▶ _DATA ENTRIES_
_____
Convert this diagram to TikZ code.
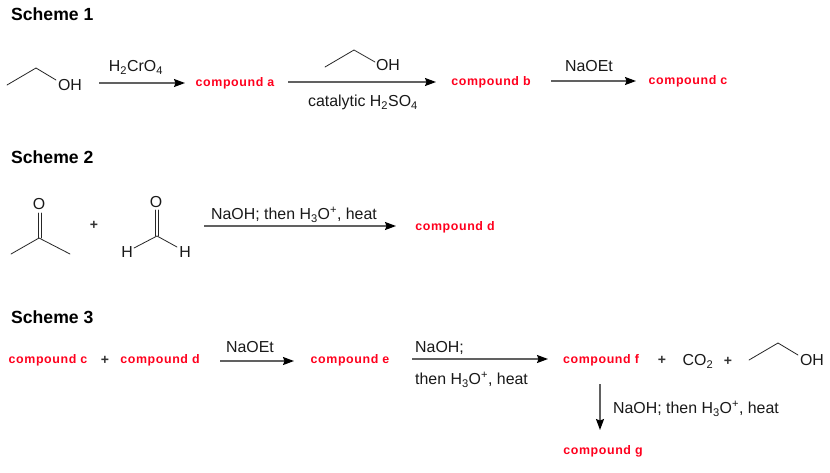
_____
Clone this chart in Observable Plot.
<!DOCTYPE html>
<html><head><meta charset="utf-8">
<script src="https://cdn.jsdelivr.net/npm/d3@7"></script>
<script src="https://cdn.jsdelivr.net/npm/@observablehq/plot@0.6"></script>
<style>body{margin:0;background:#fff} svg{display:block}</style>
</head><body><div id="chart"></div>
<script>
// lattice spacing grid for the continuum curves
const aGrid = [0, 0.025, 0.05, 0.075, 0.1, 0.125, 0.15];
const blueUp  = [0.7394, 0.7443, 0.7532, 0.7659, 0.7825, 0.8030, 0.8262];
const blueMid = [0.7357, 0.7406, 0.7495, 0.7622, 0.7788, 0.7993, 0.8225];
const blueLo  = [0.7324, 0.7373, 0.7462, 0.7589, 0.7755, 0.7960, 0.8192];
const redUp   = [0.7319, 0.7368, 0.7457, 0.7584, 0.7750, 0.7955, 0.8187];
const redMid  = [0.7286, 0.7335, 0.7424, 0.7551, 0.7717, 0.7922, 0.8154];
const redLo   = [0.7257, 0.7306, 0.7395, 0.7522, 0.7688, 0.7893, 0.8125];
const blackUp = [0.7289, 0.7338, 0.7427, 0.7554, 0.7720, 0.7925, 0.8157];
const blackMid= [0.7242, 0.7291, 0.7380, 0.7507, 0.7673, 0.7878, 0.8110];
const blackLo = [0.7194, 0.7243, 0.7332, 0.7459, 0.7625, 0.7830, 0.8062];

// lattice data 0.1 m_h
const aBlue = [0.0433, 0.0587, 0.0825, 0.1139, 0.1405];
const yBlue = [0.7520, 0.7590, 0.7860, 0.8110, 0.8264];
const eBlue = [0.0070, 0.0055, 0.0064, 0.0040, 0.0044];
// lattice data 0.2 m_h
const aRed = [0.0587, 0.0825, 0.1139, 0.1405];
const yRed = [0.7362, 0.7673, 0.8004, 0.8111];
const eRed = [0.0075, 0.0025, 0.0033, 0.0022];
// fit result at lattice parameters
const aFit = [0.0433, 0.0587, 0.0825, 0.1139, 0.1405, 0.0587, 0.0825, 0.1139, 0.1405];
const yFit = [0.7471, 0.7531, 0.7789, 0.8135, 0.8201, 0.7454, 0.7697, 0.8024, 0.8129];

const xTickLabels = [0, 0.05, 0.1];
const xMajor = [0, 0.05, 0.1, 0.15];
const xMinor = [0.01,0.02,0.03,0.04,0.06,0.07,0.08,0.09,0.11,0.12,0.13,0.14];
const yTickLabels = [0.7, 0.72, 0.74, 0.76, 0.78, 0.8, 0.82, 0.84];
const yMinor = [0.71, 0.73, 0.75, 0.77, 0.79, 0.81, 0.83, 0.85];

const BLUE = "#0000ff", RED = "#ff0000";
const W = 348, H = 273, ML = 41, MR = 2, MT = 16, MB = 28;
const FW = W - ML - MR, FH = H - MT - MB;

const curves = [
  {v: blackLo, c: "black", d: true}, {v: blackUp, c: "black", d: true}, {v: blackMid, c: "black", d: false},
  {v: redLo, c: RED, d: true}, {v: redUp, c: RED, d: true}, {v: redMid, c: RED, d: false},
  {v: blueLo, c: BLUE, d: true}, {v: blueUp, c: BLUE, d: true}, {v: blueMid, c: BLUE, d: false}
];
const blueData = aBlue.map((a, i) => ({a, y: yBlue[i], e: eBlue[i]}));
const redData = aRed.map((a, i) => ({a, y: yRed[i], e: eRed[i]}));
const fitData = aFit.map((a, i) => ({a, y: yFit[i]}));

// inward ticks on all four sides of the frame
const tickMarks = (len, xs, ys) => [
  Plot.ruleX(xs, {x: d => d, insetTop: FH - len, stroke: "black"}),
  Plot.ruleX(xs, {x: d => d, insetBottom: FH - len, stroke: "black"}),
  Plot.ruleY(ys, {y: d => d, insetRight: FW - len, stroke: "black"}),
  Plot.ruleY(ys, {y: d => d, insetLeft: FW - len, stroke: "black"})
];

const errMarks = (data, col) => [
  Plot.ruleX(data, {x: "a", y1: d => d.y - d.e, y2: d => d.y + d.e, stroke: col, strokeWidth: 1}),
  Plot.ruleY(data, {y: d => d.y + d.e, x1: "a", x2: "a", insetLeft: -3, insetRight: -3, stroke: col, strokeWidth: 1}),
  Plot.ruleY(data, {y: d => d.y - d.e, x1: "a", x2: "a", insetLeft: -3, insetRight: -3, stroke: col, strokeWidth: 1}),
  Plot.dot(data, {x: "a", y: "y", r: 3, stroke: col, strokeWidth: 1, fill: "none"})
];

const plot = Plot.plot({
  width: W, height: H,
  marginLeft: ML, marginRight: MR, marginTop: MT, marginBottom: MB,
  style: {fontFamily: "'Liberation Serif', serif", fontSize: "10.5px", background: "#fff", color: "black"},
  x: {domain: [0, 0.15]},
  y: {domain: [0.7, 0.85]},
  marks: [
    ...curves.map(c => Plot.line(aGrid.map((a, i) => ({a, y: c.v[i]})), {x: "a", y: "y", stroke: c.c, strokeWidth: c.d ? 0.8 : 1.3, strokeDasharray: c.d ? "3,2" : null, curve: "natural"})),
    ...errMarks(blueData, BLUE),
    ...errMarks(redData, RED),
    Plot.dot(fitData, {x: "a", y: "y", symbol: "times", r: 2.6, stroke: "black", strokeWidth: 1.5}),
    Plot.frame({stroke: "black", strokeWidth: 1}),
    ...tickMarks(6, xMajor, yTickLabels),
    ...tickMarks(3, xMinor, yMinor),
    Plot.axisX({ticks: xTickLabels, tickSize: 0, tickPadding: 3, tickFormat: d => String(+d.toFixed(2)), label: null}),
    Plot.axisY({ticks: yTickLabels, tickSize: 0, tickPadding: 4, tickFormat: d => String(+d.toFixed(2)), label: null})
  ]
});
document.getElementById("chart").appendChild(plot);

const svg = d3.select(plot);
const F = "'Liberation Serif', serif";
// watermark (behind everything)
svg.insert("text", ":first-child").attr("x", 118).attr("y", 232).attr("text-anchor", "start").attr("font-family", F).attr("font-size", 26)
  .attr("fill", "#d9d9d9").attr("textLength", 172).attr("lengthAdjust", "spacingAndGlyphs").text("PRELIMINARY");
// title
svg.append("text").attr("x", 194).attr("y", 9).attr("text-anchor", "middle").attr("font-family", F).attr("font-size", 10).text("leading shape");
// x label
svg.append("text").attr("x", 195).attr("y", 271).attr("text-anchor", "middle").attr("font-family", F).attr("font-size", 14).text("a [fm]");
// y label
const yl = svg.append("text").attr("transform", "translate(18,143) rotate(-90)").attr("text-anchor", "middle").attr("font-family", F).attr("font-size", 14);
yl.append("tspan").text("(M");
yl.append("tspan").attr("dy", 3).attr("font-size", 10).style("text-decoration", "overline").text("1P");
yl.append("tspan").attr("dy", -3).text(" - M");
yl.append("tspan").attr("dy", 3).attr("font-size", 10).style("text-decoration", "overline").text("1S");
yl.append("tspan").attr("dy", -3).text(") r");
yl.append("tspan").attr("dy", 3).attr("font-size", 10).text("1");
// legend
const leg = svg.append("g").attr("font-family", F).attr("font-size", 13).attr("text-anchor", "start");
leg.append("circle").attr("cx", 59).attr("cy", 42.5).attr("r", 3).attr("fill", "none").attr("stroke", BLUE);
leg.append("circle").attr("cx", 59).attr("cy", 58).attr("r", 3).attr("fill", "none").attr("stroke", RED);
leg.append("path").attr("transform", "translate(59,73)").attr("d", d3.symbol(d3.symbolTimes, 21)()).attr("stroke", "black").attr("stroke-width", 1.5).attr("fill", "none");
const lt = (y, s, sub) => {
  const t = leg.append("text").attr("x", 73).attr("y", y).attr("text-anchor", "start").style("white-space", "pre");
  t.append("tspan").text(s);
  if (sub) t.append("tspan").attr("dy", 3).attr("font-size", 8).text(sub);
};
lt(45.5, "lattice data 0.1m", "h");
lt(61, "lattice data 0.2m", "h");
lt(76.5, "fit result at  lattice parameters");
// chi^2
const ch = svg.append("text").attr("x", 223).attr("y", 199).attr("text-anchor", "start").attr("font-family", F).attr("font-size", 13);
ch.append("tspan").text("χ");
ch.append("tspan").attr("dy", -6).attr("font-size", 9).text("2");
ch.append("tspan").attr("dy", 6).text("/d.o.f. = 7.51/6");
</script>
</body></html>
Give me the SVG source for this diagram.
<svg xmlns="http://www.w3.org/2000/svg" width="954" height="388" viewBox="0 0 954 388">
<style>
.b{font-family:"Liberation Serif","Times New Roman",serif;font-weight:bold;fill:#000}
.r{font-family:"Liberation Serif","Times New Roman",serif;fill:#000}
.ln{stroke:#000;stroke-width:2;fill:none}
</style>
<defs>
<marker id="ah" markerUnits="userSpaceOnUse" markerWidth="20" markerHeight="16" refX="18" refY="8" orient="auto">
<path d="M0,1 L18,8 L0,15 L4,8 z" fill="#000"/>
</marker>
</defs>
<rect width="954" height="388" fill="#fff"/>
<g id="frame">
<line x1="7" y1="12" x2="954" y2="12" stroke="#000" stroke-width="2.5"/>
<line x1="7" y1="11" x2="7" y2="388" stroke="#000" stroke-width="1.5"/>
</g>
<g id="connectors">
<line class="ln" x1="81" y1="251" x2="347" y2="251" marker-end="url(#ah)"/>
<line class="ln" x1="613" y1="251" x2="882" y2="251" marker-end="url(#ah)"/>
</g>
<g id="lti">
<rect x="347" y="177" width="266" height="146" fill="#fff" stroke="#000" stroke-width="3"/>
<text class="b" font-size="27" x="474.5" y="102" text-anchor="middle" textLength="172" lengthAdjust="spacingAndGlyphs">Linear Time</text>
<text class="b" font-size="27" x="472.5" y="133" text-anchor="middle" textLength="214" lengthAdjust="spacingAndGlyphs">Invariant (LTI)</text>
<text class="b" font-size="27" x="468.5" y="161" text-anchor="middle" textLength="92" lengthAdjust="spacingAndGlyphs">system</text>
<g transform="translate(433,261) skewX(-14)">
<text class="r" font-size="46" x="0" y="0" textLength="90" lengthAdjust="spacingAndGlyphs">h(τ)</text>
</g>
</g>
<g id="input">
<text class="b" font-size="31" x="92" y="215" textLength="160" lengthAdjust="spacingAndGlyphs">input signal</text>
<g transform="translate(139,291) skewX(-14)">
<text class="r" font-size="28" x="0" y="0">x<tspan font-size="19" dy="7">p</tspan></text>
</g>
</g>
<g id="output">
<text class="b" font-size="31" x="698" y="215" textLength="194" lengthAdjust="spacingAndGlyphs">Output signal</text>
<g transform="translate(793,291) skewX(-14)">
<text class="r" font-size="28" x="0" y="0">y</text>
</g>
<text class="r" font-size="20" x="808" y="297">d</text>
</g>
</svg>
_____
▶ _PROBLEM_
Pick out every line above that contains the word "this" and copy it.

▶ _FINAL RESULT_
Convert this diagram to TikZ code.
Clone this chart in Observable Plot.
Give me the SVG source for this diagram.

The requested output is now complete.